How Long Does It Take for an Insurance Check to Arrive in the Mail?
Learn what affects the timing of insurance check deliveries, from processing schedules to postal delays, and how to follow up if your check is late.
Learn what affects the timing of insurance check deliveries, from processing schedules to postal delays, and how to follow up if your check is late.
Waiting for an insurance check to arrive in the mail can be frustrating, especially when you need the funds quickly. While insurers generally process payments within a set timeframe, various factors affect how long it takes for the check to reach you. Understanding these influences can help set realistic expectations and reduce stress.
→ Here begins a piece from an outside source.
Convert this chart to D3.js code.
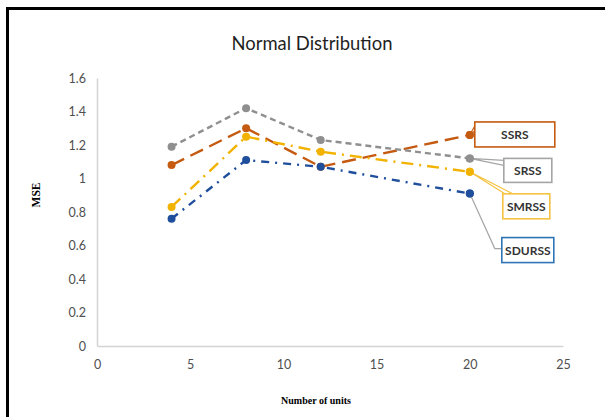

Insurance companies must follow regulations ensuring policyholders receive claim payments within a reasonable timeframe. State laws typically require insurers to issue payment within 30 days of claim approval, though some states impose stricter deadlines, especially for auto and health insurance claims.
Regulatory bodies, such as state insurance departments, oversee compliance. Many states follow the Unfair Claims Settlement Practices Act (UCSPA), which prohibits unreasonable delays. Insurers that fail to meet deadlines may face fines or enforcement actions. Some policies also specify payment timelines, aligning with state laws for consistency.
Once a claim is approved, insurers follow a structured payment process that varies by company and policy type. Most issue checks within 5 to 10 business days, accounting for verification, batch processing, and disbursement schedules. Automated claim handling speeds up processing, while manual reviews take longer.
Payment timelines depend on policy type. Auto and homeowners insurance claims tend to be expedited due to repair or living expenses, while life insurance claims require additional verification, such as death certificate review. Health insurance reimbursements often follow billing cycles rather than immediate disbursement.
Insurers typically process payments in batches, sometimes daily but often weekly or biweekly. Third-party banks handling check printing and mailing can introduce additional processing time.
Even after a check is mailed, postal delays can extend delivery times. Standard first-class mail usually arrives in 3 to 5 business days, but rural areas, high mail volume during holidays, and severe weather can cause delays.
Misrouted mail is a common issue, adding days to delivery if the check is sent to the wrong distribution center. Lost or damaged mail can further delay payment, particularly if checks lack tracking. In cases of mail theft, insurers must issue a stop payment and reissue the check, which can take weeks.
Incorrect or outdated mailing addresses frequently cause delays. Insurers rely on address details from claim forms or policy records, which may not match a policyholder’s current location. Even small errors, like missing apartment numbers, can result in returned or misdelivered checks.
Many insurers use automated systems to generate checks, pulling data directly from records. Verifying and updating address details with both the insurer and postal service minimizes delivery issues. Some companies require written requests for address changes, especially for large payouts, to prevent fraud.
If a check has not arrived within the expected timeframe, start by confirming the mailing date with the insurance company. Some insurers provide estimated delivery times or tracking if the check was sent via certified mail. Reviewing claim approval notices can also indicate when the check was issued.
If the delay is significant, requesting a stop payment and reissue may be necessary. Most insurers require a waiting period—often 10 to 14 business days—before stopping payment to prevent duplicate cashing. Providing updated mailing details or requesting expedited delivery can help avoid further delays. If the insurer is unresponsive, escalating to a supervisor or filing a complaint with the state insurance department may prompt action.
If an insurer fails to issue or deliver a check within a reasonable timeframe, policyholders have legal options. Most states mandate timely payment, and excessive delays may violate consumer protection laws. Filing a complaint with the state insurance department can initiate an investigation, potentially leading to penalties or expedited payment.
In cases where non-payment causes financial harm, legal action may be an option. Policyholders can sue for breach of contract, and courts may award damages, including interest on delayed payments, if the insurer acted in bad faith. Mediation or arbitration can also resolve disputes without litigation. Consulting an insurance law attorney can provide guidance on the best course of action.